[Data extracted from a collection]

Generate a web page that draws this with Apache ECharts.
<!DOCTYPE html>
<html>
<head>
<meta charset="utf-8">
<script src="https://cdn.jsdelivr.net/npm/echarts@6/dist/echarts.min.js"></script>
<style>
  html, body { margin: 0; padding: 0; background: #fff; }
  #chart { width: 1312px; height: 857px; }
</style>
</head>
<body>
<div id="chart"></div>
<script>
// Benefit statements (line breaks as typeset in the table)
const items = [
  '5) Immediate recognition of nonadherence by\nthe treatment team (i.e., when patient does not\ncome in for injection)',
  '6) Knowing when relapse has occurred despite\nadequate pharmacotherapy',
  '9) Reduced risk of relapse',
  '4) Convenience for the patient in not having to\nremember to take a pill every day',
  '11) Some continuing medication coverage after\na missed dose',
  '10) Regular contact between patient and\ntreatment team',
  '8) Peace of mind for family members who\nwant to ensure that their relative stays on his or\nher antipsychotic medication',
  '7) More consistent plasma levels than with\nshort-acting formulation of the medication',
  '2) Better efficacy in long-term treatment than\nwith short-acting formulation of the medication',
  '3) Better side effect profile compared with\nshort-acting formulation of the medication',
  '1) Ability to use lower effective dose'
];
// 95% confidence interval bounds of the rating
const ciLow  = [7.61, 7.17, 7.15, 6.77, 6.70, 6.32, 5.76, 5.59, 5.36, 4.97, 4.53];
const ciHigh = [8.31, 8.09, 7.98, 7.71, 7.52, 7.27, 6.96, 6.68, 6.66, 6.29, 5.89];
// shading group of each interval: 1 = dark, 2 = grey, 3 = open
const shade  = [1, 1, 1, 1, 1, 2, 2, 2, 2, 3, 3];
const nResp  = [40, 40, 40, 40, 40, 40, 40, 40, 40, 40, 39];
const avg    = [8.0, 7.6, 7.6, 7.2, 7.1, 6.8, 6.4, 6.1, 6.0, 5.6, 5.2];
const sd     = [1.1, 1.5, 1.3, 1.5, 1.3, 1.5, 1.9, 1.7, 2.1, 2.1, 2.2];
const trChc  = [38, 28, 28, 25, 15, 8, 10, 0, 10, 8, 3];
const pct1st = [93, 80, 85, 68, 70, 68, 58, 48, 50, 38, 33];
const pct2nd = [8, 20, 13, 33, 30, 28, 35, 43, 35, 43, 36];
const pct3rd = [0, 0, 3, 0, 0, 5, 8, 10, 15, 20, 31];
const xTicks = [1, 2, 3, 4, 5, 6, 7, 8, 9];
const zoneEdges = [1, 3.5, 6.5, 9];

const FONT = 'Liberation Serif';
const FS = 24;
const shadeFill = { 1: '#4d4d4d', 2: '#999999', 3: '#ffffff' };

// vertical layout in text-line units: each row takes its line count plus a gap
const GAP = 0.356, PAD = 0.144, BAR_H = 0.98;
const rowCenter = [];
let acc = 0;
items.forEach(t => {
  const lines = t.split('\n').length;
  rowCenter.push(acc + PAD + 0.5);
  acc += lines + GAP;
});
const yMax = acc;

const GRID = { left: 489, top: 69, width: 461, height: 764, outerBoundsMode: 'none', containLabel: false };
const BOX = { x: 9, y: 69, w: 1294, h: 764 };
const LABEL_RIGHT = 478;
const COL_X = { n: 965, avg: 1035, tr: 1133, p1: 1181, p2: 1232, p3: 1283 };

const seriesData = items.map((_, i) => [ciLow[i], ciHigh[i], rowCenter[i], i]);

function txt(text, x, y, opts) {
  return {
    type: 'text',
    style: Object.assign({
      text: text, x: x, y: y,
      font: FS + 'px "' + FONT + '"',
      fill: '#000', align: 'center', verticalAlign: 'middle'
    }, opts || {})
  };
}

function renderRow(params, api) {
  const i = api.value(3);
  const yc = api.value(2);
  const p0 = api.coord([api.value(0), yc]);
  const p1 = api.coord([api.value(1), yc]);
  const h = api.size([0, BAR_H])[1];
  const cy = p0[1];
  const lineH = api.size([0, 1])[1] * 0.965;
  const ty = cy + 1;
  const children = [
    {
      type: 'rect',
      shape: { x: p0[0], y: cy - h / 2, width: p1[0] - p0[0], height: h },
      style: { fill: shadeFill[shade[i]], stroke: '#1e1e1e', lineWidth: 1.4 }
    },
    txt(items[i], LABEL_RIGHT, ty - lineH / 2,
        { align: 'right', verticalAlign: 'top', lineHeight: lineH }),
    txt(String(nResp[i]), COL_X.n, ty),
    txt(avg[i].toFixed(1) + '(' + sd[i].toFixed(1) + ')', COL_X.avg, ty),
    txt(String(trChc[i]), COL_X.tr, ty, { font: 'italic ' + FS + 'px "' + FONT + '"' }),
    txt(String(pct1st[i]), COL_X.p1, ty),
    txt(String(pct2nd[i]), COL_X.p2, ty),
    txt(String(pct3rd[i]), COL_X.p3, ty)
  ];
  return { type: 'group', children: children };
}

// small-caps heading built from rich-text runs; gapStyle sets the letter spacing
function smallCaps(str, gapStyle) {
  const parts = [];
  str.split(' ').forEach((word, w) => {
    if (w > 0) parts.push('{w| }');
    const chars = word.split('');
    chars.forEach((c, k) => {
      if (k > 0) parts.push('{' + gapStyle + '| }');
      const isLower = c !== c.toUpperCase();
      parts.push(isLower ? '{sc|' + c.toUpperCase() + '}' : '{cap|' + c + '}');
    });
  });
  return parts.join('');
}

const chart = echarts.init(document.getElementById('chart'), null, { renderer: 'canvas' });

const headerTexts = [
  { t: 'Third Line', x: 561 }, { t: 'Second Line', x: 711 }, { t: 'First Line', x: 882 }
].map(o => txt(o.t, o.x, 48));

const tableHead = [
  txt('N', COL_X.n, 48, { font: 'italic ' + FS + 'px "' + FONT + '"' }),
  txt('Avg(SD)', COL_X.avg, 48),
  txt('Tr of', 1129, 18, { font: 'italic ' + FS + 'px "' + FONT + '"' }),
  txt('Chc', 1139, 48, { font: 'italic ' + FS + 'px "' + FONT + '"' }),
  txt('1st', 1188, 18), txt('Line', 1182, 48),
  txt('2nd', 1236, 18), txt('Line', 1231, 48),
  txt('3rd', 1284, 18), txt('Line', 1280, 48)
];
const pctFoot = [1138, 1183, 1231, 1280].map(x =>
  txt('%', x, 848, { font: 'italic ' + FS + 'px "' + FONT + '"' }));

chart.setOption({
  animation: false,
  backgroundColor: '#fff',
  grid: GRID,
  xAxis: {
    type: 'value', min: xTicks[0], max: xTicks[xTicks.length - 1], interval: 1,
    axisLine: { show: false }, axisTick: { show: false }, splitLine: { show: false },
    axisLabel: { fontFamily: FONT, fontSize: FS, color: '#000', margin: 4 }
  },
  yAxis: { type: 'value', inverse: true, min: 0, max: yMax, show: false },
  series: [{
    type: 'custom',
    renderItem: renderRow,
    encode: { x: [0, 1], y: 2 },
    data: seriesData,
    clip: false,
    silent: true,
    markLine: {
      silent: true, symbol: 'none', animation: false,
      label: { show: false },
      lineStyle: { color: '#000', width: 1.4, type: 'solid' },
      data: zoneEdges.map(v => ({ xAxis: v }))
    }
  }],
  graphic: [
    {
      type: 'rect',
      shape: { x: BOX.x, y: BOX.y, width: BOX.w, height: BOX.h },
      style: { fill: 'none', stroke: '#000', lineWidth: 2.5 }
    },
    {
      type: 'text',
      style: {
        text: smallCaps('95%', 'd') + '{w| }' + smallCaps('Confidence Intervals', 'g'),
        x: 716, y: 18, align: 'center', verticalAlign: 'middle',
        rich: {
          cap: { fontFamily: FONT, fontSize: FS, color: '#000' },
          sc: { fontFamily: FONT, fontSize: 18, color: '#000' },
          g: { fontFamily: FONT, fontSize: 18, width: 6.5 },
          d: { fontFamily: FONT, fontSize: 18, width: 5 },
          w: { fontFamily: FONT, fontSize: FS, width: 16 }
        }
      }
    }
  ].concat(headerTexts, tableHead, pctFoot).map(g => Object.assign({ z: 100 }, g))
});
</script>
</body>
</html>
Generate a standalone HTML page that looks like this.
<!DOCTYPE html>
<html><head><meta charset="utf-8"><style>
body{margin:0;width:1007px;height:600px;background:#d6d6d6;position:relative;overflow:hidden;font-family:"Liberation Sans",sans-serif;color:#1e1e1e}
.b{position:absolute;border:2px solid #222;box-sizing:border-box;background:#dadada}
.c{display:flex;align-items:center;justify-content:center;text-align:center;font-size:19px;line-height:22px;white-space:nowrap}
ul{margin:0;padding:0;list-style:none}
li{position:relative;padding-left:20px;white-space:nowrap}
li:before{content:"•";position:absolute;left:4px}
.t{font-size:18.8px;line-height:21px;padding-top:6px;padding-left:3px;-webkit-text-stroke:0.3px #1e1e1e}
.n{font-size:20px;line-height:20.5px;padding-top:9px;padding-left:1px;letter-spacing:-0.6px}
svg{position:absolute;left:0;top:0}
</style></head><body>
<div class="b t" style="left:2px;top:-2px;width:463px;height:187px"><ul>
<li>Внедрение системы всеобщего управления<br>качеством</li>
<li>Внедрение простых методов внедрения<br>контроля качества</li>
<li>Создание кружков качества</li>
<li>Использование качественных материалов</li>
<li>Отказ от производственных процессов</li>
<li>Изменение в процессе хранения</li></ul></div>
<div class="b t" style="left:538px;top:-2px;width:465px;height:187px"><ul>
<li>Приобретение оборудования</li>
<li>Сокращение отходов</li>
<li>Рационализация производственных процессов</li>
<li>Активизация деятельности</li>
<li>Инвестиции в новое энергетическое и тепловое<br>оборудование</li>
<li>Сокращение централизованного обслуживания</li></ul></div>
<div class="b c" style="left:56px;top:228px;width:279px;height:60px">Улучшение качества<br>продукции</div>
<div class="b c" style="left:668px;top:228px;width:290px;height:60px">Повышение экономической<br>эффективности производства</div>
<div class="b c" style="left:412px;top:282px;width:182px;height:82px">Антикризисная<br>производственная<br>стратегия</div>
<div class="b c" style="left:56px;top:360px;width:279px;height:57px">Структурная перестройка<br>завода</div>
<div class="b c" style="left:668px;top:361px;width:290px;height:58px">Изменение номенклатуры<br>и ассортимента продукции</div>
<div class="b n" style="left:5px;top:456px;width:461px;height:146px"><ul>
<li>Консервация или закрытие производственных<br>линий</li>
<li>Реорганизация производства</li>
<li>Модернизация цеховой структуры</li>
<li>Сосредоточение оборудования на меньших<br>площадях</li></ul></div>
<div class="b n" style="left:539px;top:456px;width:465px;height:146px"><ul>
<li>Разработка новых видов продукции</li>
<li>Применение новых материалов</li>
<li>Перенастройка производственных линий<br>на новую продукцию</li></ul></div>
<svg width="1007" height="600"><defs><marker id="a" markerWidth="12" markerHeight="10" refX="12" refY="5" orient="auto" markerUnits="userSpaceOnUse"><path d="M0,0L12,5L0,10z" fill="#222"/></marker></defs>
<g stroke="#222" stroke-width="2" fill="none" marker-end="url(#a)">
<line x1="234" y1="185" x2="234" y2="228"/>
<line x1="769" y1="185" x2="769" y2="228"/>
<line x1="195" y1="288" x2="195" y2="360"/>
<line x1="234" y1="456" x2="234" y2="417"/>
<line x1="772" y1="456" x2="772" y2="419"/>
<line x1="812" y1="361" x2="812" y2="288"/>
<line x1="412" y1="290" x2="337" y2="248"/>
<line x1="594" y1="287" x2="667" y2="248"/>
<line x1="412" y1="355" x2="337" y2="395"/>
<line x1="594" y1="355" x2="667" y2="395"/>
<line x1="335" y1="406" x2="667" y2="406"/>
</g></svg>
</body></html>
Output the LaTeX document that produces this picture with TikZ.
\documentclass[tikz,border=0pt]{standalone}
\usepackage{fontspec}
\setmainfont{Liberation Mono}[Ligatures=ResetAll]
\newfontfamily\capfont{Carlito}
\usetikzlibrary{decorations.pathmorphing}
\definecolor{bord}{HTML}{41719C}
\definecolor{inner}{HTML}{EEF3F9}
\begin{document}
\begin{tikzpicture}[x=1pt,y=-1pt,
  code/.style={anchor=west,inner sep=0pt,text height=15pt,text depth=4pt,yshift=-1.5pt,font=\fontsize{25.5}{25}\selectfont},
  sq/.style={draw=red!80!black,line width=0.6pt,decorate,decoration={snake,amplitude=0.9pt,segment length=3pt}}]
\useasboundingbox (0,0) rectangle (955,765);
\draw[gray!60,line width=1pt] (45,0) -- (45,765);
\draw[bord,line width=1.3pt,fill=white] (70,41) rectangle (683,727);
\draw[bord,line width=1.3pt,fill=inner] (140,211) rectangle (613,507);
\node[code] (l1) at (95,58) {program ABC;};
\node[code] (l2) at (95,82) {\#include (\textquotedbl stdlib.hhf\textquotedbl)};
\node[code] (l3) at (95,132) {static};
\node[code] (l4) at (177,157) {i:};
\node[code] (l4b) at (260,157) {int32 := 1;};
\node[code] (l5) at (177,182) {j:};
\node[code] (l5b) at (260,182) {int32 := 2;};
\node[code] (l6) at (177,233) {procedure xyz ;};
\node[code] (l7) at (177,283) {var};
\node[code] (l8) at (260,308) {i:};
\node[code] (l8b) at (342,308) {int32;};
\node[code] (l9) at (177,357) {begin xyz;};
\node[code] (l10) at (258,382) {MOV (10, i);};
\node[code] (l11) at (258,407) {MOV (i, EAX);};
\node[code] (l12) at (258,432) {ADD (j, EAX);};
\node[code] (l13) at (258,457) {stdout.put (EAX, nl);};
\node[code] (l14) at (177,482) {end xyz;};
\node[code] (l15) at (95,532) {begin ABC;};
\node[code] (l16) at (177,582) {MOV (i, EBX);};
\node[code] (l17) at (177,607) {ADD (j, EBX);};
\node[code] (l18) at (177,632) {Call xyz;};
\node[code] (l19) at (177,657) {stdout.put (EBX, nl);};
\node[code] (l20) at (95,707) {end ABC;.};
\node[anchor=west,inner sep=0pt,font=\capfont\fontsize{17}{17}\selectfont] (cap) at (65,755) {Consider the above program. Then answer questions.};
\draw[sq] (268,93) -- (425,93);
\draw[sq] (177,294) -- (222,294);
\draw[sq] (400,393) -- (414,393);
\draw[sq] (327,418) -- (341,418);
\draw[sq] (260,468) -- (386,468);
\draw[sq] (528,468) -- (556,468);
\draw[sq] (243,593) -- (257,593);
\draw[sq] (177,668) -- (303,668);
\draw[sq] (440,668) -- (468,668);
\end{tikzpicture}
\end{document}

Task goal » From the entries above, copy every line that holds the word "page".

Completed task »
Generate a web page that draws this with Apache ECharts.
Generate a standalone HTML page that looks like this.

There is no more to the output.